**EXERCISE**
Retype these lines and no others: the line holding "Give me the Plotly source for this chart.", the line holding "import plotly.graph_objects as go", and all lines between them. Pictures stay out.

┌────────

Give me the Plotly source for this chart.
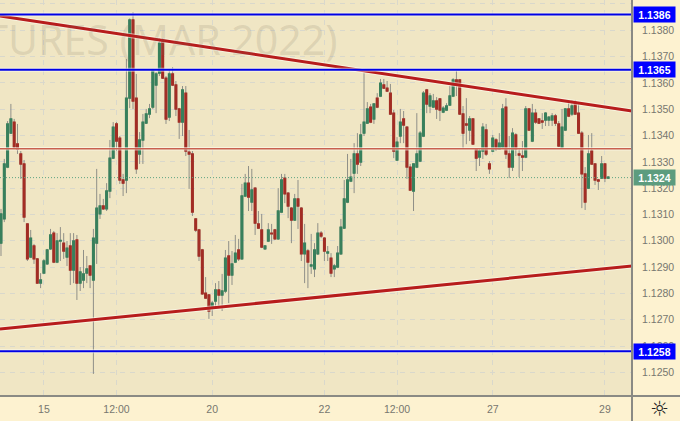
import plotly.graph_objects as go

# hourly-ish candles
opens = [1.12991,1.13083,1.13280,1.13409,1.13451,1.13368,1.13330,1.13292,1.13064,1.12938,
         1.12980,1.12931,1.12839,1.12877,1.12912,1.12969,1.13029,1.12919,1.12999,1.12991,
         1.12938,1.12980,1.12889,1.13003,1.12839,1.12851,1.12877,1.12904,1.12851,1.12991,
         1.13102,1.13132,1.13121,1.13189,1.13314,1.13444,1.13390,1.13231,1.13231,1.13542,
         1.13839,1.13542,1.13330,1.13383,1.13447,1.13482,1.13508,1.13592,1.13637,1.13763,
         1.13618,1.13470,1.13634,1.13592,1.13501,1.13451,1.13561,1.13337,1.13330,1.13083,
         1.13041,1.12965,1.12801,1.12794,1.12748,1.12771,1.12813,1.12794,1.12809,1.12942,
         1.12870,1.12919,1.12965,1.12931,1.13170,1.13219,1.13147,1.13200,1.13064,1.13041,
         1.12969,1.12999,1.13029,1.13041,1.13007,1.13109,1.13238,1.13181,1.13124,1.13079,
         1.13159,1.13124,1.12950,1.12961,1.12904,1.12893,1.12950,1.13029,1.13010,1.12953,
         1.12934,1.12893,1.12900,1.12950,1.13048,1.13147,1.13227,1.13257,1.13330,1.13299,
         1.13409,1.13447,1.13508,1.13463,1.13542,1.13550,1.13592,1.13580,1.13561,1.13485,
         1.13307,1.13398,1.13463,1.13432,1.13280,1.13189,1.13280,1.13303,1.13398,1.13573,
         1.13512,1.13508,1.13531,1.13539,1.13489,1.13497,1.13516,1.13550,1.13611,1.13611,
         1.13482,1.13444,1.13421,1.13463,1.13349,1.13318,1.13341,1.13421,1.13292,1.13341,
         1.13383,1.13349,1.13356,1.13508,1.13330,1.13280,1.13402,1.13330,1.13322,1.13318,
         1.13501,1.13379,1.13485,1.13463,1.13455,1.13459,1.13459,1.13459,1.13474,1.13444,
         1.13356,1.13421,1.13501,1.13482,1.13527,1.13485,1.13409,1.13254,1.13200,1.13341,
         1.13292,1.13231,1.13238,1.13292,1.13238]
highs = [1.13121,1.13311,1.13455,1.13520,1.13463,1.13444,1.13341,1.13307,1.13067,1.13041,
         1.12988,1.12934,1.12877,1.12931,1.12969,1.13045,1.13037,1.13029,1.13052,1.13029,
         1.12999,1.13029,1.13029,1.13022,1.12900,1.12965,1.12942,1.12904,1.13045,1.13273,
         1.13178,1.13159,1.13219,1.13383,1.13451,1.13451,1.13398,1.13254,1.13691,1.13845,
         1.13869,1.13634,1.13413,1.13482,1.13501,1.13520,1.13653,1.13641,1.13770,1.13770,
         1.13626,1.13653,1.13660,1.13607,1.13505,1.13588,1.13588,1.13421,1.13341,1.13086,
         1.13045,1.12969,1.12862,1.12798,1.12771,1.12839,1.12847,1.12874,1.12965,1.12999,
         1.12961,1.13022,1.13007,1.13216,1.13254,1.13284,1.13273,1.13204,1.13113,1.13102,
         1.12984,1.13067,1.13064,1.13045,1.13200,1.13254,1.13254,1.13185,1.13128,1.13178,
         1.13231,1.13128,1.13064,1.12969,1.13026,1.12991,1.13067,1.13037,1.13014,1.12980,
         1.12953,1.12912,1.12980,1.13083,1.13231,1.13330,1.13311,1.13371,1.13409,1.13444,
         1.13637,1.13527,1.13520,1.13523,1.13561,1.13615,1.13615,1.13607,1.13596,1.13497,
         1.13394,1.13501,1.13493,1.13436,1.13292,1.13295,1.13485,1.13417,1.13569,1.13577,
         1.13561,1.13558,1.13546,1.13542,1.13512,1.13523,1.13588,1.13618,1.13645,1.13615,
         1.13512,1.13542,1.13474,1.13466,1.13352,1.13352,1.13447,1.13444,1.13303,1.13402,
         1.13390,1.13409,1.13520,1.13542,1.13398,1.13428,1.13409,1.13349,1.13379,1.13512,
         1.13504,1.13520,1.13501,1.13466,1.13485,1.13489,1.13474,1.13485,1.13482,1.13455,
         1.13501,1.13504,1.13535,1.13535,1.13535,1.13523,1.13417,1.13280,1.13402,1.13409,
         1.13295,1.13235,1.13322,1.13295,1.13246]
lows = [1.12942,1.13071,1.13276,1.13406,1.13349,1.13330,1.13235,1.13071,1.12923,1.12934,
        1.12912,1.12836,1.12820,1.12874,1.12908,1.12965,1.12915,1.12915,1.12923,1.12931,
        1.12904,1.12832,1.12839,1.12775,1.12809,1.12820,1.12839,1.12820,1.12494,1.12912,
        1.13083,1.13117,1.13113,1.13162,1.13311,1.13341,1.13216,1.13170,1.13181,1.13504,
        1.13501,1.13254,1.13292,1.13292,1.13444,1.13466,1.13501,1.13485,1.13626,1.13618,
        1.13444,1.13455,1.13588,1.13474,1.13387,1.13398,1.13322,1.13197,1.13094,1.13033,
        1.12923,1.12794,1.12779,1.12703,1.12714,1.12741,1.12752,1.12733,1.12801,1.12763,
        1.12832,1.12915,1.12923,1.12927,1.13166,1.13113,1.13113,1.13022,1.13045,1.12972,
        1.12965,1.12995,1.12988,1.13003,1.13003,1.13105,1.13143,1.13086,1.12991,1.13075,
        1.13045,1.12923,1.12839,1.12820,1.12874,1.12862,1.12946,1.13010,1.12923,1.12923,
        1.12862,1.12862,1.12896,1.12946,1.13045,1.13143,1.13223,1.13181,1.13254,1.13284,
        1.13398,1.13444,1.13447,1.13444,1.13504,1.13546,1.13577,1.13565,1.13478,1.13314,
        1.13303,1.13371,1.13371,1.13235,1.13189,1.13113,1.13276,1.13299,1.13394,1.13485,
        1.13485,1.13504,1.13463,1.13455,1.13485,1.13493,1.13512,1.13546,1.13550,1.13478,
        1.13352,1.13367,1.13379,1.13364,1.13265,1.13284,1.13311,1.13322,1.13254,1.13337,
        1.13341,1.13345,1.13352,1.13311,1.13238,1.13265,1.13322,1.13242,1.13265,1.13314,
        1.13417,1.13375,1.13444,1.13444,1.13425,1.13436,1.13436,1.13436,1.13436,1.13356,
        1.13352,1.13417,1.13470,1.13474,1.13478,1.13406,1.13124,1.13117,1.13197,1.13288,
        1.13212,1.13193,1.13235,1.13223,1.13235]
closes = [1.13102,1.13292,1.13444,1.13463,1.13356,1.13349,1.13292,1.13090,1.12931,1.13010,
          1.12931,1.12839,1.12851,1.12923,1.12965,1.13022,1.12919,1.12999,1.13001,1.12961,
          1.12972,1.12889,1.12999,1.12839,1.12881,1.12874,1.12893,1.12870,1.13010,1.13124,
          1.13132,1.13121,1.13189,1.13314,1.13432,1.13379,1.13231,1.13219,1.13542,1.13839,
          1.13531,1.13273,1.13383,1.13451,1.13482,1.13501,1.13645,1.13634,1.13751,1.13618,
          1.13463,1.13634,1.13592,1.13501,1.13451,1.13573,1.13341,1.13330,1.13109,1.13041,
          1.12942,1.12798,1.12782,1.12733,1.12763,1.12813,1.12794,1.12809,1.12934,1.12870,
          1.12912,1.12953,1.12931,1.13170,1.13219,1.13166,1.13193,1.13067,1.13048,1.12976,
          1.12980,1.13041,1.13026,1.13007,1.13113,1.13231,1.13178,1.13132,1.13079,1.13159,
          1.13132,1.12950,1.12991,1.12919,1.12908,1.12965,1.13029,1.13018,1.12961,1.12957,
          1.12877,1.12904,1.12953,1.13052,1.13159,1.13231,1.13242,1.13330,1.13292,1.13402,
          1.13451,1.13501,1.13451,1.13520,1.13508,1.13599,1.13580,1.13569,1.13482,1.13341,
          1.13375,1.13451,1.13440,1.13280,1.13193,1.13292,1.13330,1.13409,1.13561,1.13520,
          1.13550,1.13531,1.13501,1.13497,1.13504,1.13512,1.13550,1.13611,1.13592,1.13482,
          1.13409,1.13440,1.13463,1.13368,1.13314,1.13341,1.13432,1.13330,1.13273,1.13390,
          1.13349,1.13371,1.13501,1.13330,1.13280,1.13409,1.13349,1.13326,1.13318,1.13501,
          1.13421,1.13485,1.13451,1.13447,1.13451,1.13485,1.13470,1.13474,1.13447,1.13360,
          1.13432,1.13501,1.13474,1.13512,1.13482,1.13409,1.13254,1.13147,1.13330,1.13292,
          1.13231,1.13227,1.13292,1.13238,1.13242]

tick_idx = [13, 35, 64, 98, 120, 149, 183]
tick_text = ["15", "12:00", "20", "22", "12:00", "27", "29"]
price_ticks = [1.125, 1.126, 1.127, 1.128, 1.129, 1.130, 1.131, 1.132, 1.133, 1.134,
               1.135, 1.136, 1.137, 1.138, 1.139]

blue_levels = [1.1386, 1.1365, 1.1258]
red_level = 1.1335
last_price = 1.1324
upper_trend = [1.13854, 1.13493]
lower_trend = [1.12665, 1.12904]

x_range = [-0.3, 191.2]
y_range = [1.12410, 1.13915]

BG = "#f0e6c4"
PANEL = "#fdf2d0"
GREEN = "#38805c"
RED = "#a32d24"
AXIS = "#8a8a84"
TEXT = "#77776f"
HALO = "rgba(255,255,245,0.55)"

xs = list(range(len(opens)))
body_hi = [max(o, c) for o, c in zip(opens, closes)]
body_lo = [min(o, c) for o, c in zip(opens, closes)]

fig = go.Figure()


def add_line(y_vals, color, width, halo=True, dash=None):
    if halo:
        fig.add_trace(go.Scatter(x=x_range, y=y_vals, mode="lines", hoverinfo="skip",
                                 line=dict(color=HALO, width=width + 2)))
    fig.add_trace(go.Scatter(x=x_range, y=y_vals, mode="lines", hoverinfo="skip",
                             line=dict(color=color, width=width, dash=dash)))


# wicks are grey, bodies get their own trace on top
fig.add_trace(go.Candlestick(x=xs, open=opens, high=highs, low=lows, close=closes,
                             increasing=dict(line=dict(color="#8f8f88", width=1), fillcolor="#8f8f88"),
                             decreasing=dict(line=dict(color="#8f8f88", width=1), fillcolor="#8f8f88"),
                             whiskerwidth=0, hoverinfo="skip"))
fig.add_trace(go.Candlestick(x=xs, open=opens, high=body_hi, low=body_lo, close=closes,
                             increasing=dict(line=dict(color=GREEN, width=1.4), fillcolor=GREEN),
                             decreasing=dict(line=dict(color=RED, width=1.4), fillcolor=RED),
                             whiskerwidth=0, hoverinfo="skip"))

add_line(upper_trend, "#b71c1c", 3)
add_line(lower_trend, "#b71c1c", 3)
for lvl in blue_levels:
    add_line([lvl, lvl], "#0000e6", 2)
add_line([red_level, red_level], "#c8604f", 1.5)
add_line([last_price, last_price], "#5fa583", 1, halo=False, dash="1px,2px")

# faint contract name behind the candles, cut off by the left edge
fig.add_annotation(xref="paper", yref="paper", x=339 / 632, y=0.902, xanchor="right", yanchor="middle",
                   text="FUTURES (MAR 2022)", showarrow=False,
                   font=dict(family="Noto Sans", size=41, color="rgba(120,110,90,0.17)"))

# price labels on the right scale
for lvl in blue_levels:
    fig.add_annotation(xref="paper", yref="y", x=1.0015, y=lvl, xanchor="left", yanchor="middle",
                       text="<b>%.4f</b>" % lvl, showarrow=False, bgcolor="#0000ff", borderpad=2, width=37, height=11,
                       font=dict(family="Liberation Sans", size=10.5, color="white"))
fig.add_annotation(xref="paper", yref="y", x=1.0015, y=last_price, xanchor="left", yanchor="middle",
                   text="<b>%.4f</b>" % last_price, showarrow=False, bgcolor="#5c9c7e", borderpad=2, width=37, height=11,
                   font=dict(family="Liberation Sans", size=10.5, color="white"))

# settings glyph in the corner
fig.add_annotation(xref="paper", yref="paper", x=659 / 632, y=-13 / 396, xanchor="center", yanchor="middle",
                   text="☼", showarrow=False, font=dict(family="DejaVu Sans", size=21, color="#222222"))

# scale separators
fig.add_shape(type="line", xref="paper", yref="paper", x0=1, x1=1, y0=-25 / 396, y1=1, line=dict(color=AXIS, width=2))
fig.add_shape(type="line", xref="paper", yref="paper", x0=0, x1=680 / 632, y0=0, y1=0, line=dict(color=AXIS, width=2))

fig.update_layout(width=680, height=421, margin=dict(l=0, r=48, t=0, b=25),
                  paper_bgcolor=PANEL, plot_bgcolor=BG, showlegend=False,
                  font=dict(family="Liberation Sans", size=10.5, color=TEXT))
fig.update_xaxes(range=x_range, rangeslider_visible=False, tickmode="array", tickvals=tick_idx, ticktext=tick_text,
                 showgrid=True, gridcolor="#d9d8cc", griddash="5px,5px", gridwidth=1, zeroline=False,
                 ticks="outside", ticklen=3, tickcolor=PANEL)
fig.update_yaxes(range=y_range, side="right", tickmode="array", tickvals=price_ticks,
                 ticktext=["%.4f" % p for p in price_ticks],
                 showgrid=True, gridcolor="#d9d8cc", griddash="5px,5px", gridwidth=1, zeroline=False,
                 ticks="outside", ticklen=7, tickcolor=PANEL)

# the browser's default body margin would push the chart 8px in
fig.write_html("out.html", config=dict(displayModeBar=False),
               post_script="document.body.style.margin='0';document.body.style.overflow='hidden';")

└────────
┌────────

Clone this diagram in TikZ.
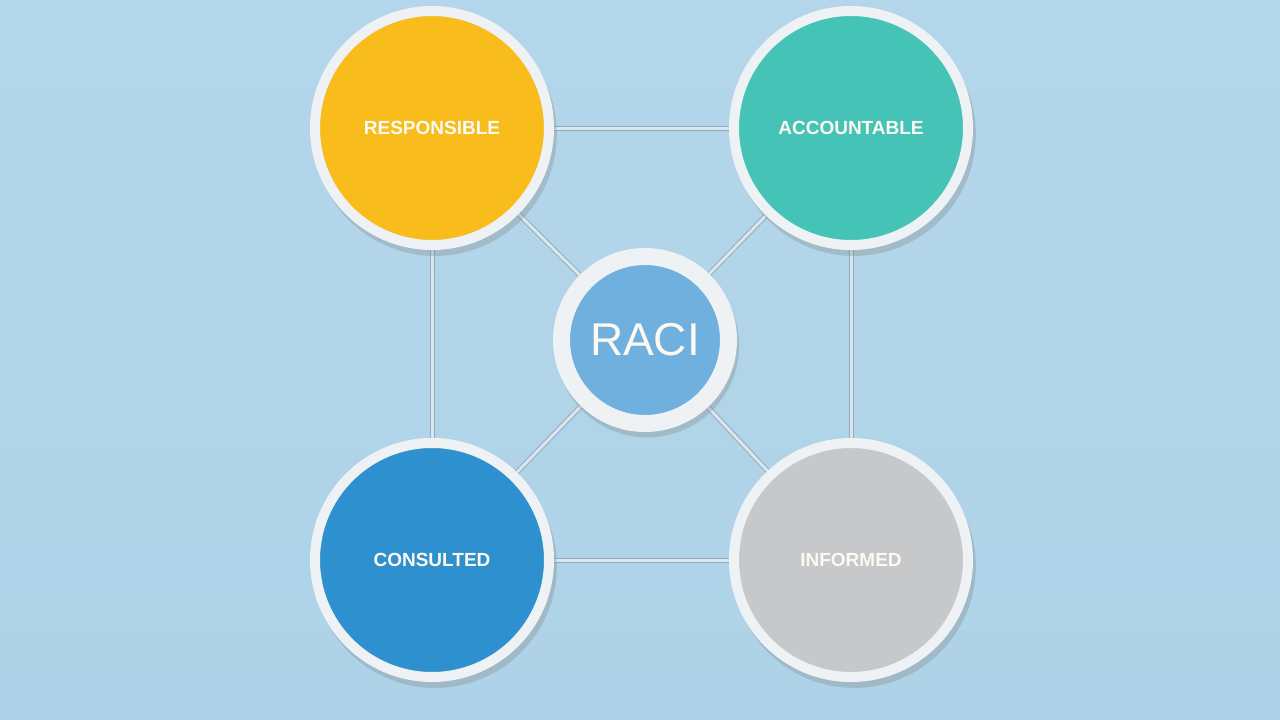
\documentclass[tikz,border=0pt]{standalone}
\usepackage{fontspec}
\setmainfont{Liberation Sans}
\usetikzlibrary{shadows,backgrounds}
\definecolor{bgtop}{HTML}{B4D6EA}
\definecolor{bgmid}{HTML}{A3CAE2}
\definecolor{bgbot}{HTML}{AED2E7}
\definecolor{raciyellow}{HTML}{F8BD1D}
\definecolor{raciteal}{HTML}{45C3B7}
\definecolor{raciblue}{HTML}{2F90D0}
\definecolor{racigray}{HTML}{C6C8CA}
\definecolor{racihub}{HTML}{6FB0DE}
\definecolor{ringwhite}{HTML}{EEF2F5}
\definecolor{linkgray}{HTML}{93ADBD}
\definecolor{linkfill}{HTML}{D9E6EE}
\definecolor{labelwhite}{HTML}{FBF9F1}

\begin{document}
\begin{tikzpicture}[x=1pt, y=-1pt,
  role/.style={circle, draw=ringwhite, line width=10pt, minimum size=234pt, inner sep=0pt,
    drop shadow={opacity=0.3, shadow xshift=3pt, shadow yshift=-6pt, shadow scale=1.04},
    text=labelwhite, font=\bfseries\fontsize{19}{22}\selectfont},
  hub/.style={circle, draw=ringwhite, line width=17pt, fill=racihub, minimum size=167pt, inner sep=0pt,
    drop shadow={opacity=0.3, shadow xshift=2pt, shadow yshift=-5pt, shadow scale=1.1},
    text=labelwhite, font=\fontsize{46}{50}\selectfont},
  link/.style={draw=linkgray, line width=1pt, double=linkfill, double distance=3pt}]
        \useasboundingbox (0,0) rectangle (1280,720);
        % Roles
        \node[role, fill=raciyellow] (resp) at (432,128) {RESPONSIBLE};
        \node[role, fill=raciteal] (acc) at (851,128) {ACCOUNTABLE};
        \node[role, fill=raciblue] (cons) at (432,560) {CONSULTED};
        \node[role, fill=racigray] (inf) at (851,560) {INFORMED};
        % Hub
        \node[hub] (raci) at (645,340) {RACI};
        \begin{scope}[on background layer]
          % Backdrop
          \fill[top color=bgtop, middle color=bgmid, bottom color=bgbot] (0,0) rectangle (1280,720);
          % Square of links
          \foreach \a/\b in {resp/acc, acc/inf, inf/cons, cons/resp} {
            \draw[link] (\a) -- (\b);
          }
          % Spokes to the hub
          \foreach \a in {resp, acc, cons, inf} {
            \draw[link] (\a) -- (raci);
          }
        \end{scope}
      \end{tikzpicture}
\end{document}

└────────

**SOLVED EXERCISE**
Give me the Plotly source for this chart.
import plotly.graph_objects as go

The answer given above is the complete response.